● **YOUR TASK**
Set aside the pictures and output only the lines from the one containing "Generate a Python" up to and including the one containing "ax.set_ylim(3.4, 25.15)".
+++
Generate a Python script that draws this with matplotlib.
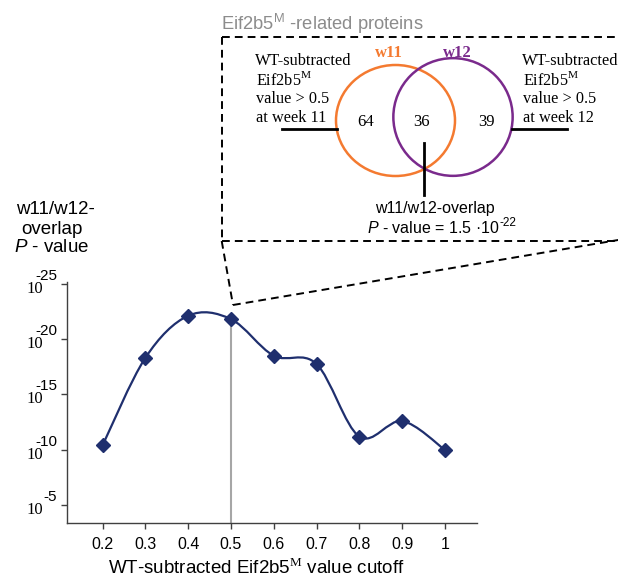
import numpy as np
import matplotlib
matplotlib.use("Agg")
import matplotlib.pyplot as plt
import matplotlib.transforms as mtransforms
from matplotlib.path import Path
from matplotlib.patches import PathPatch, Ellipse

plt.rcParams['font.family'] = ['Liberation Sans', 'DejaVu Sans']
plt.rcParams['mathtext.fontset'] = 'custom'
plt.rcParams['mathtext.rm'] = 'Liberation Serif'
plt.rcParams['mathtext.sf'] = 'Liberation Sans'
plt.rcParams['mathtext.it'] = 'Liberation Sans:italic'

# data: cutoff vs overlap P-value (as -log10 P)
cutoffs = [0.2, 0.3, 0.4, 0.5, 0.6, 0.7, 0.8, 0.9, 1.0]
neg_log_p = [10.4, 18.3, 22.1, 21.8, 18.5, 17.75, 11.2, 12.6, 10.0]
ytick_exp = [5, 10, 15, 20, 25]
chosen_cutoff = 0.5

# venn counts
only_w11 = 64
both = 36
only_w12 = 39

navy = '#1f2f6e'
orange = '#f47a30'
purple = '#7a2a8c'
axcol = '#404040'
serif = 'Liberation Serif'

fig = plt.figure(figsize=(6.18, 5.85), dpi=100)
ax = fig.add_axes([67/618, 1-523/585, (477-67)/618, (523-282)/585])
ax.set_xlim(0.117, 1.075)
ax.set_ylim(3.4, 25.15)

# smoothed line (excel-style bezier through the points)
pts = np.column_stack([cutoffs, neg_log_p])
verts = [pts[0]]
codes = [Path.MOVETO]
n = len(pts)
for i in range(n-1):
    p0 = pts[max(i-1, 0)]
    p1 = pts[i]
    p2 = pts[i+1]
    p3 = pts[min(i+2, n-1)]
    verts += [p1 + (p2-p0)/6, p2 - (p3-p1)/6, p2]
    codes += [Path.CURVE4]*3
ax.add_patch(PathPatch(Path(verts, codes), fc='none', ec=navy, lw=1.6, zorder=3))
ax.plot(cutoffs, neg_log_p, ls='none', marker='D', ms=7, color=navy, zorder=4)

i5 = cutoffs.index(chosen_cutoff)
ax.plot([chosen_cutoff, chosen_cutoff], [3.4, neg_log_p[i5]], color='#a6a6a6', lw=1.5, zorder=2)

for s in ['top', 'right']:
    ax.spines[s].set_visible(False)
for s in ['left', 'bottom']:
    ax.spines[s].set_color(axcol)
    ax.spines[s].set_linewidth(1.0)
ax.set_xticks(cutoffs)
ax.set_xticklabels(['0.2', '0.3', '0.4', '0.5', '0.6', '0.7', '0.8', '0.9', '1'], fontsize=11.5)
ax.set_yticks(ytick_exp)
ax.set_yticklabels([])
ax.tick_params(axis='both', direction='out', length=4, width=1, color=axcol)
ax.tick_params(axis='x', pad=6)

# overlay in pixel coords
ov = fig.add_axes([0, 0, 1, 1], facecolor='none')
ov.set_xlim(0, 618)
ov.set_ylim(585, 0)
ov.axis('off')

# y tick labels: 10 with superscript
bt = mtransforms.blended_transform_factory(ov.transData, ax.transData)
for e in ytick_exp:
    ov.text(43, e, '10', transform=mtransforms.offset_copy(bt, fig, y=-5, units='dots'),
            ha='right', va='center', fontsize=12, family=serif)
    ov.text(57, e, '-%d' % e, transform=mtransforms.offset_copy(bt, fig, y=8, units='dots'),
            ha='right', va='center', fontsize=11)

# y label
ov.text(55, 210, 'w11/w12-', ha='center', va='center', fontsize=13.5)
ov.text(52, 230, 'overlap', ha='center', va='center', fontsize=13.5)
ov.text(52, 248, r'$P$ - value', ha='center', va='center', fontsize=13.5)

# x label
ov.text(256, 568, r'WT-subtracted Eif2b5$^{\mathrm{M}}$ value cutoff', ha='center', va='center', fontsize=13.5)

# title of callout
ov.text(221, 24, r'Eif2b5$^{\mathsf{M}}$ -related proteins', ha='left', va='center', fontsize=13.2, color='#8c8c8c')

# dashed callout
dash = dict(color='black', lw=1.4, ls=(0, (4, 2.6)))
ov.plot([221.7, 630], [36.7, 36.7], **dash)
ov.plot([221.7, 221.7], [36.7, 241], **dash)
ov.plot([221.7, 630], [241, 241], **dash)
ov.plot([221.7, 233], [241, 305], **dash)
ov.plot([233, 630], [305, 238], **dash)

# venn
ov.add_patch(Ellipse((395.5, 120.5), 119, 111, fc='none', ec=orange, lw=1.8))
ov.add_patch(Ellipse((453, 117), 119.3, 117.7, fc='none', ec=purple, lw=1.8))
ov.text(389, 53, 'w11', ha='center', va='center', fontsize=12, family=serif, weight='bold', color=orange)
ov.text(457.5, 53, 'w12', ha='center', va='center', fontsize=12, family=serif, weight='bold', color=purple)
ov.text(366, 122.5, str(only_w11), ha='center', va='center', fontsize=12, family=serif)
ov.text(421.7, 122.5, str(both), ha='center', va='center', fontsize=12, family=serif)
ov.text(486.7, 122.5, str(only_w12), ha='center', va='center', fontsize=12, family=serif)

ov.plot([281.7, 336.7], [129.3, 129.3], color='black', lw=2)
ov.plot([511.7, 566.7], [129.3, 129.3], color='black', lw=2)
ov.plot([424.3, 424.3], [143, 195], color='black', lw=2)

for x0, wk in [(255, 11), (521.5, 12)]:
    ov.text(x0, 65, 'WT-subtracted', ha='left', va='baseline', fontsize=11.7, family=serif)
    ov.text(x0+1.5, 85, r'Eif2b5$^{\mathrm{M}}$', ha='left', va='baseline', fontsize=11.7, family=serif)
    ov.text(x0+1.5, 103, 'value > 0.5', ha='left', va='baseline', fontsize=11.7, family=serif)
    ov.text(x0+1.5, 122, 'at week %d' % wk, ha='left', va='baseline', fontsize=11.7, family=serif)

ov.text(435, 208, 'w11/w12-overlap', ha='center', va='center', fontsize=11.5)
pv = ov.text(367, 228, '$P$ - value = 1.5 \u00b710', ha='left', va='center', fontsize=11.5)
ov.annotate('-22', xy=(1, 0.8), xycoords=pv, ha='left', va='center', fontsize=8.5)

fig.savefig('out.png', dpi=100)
+++
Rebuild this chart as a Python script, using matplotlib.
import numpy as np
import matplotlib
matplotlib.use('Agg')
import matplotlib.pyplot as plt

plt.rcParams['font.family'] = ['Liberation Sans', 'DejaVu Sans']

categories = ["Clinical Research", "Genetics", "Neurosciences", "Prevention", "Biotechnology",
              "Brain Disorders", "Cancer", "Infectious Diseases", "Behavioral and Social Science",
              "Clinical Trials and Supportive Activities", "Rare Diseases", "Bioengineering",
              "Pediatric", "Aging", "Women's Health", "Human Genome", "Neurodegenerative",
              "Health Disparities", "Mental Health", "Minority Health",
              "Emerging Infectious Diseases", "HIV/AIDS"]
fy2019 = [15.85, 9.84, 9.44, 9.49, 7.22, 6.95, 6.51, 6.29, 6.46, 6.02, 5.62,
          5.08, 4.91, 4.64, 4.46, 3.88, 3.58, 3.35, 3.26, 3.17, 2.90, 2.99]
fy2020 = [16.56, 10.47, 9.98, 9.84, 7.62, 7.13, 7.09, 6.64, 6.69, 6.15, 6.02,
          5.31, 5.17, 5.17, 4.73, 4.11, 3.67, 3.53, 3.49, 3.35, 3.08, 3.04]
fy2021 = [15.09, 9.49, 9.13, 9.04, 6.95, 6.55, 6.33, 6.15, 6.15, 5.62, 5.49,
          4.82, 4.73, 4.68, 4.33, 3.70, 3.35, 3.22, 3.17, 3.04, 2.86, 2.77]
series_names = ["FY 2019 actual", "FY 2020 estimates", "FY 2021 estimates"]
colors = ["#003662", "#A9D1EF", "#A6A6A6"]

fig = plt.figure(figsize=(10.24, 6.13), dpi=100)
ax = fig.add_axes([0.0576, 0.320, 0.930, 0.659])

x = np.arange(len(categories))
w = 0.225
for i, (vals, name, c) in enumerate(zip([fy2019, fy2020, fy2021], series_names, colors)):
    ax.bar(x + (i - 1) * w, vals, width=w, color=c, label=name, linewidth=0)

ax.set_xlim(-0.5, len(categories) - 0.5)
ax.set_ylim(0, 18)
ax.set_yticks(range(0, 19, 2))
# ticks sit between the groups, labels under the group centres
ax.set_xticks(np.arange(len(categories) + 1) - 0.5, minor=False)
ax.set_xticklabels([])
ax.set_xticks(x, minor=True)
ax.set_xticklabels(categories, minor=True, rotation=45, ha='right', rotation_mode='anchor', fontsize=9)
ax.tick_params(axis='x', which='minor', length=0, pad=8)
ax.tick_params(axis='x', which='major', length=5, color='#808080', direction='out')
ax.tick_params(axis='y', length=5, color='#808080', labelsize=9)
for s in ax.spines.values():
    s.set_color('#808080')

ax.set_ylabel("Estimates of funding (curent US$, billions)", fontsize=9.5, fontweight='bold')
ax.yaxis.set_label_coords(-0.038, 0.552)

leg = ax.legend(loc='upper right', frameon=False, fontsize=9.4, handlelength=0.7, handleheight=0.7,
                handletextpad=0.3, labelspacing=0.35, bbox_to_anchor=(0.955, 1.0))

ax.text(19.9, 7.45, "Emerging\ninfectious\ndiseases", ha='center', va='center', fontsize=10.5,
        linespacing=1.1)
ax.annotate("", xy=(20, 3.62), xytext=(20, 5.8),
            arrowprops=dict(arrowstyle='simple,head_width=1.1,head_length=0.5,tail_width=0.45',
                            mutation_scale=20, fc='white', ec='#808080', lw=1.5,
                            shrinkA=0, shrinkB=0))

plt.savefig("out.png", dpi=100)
+++
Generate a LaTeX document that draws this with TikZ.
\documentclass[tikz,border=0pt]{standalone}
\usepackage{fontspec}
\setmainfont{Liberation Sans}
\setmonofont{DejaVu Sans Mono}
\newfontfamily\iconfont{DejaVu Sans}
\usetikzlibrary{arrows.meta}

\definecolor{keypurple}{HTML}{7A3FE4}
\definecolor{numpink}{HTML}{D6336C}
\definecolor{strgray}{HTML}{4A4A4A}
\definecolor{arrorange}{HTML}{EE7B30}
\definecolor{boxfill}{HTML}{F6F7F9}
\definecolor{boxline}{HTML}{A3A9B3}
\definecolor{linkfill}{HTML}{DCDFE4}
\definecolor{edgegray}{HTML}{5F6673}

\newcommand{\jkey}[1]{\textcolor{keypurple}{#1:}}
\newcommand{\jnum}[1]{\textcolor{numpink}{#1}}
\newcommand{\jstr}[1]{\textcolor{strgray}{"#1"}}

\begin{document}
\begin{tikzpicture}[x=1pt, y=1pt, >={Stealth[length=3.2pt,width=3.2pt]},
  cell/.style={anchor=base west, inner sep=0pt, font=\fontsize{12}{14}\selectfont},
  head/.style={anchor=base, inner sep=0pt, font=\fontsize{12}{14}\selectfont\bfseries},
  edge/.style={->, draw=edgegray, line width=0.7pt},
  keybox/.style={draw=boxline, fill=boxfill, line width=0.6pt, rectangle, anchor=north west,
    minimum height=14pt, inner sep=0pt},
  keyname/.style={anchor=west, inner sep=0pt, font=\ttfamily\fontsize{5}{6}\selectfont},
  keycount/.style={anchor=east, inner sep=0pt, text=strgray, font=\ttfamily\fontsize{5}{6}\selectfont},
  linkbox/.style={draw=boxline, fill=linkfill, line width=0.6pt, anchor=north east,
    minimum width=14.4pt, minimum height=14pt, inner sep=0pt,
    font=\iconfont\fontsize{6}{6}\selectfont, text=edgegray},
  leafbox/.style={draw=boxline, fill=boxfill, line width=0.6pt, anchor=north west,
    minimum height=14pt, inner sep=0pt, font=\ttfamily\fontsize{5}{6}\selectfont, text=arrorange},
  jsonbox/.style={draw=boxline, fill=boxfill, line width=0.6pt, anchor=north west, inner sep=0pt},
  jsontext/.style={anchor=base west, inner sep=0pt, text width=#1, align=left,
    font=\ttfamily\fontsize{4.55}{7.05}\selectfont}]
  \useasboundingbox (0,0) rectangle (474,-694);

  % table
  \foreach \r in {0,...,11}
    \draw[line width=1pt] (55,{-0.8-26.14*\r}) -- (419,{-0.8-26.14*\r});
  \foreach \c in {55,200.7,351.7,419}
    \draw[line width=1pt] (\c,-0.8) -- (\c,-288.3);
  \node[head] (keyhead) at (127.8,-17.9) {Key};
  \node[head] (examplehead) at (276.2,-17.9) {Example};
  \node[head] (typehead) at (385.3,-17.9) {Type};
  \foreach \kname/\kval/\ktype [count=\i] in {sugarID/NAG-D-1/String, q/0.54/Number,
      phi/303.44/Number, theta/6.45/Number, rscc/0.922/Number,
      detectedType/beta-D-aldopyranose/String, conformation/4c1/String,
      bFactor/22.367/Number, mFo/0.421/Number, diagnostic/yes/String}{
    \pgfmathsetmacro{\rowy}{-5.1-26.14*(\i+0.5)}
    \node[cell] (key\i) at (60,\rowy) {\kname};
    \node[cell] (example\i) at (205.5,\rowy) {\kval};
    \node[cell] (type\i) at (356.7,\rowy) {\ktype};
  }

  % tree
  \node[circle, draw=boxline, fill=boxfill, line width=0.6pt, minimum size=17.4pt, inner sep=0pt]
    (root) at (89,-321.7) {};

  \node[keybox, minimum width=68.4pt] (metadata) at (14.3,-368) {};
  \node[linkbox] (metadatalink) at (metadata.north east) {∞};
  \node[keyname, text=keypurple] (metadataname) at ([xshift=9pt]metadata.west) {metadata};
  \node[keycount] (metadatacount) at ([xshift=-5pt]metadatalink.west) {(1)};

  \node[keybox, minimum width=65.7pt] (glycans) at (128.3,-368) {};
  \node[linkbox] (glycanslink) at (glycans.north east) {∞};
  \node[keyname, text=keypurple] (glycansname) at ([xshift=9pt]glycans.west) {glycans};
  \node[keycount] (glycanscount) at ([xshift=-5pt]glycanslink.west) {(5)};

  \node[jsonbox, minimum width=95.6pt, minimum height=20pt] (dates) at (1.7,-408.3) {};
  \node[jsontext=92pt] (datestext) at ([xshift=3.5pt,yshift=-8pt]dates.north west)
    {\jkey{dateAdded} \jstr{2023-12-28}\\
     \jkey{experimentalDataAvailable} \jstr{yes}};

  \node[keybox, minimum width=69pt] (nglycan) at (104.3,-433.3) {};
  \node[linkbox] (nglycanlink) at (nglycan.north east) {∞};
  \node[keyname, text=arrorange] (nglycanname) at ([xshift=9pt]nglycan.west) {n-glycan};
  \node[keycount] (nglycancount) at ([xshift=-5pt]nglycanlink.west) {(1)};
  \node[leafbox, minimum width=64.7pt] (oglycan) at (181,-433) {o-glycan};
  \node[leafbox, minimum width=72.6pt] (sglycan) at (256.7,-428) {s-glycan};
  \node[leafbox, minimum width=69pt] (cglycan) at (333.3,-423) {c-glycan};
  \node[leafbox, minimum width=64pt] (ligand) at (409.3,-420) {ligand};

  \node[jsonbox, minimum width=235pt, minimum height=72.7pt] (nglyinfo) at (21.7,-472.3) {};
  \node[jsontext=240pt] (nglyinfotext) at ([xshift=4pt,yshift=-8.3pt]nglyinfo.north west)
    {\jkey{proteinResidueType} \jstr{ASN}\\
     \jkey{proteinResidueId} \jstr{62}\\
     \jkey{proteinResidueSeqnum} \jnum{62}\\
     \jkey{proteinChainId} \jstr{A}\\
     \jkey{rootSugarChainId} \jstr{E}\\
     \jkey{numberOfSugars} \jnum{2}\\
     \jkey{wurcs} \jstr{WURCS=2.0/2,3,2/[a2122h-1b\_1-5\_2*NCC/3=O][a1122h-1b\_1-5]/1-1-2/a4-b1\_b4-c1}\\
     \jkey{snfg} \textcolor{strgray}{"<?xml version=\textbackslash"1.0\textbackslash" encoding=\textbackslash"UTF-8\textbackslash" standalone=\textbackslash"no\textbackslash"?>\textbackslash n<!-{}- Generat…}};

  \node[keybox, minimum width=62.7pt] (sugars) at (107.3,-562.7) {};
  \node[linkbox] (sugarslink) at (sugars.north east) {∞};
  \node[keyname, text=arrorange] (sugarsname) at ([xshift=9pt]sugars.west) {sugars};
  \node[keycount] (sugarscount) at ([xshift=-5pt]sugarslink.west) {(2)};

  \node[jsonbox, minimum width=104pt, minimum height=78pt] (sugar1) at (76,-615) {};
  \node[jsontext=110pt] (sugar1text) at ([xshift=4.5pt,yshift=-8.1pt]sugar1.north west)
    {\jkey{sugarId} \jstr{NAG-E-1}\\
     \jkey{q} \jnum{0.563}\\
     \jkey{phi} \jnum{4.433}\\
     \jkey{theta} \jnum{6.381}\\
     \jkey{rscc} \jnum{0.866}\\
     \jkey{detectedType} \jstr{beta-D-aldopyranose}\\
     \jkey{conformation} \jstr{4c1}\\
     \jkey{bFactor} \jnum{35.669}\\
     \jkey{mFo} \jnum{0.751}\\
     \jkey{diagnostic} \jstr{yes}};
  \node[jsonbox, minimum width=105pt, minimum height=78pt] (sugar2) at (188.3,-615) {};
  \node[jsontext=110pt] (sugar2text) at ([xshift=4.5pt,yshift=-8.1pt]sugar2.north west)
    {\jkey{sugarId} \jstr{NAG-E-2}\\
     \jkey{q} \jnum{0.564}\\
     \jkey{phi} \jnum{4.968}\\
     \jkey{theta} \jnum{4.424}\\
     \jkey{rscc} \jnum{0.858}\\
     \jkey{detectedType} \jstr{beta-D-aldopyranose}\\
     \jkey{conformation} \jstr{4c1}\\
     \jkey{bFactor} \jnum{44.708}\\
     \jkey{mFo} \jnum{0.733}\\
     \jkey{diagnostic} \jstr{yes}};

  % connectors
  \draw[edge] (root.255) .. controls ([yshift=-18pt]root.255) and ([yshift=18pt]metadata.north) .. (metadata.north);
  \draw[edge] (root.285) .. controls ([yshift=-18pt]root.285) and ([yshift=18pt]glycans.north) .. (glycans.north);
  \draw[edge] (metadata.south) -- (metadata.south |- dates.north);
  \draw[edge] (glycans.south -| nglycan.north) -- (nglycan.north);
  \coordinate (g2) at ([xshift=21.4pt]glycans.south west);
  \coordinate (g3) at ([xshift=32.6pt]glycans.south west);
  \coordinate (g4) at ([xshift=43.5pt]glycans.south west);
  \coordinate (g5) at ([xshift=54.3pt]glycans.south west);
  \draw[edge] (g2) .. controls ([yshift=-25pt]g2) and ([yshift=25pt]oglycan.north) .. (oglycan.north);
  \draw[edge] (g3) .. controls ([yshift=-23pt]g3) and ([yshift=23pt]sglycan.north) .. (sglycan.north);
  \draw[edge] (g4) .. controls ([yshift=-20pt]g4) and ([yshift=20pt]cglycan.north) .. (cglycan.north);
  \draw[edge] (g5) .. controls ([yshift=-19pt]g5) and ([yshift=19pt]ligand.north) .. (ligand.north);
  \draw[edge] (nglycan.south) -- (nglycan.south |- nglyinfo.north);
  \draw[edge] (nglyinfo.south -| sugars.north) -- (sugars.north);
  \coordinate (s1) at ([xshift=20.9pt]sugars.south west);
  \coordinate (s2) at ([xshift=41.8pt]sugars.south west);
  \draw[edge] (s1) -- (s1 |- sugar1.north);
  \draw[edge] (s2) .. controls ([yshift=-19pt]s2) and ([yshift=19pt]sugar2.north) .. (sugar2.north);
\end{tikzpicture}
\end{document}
+++
● **RESPONSE TO THIS EXERCISE**
Generate a Python script that draws this with matplotlib.
import numpy as np
import matplotlib
matplotlib.use("Agg")
import matplotlib.pyplot as plt
import matplotlib.transforms as mtransforms
from matplotlib.path import Path
from matplotlib.patches import PathPatch, Ellipse

plt.rcParams['font.family'] = ['Liberation Sans', 'DejaVu Sans']
plt.rcParams['mathtext.fontset'] = 'custom'
plt.rcParams['mathtext.rm'] = 'Liberation Serif'
plt.rcParams['mathtext.sf'] = 'Liberation Sans'
plt.rcParams['mathtext.it'] = 'Liberation Sans:italic'

# data: cutoff vs overlap P-value (as -log10 P)
cutoffs = [0.2, 0.3, 0.4, 0.5, 0.6, 0.7, 0.8, 0.9, 1.0]
neg_log_p = [10.4, 18.3, 22.1, 21.8, 18.5, 17.75, 11.2, 12.6, 10.0]
ytick_exp = [5, 10, 15, 20, 25]
chosen_cutoff = 0.5

# venn counts
only_w11 = 64
both = 36
only_w12 = 39

navy = '#1f2f6e'
orange = '#f47a30'
purple = '#7a2a8c'
axcol = '#404040'
serif = 'Liberation Serif'

fig = plt.figure(figsize=(6.18, 5.85), dpi=100)
ax = fig.add_axes([67/618, 1-523/585, (477-67)/618, (523-282)/585])
ax.set_xlim(0.117, 1.075)
ax.set_ylim(3.4, 25.15)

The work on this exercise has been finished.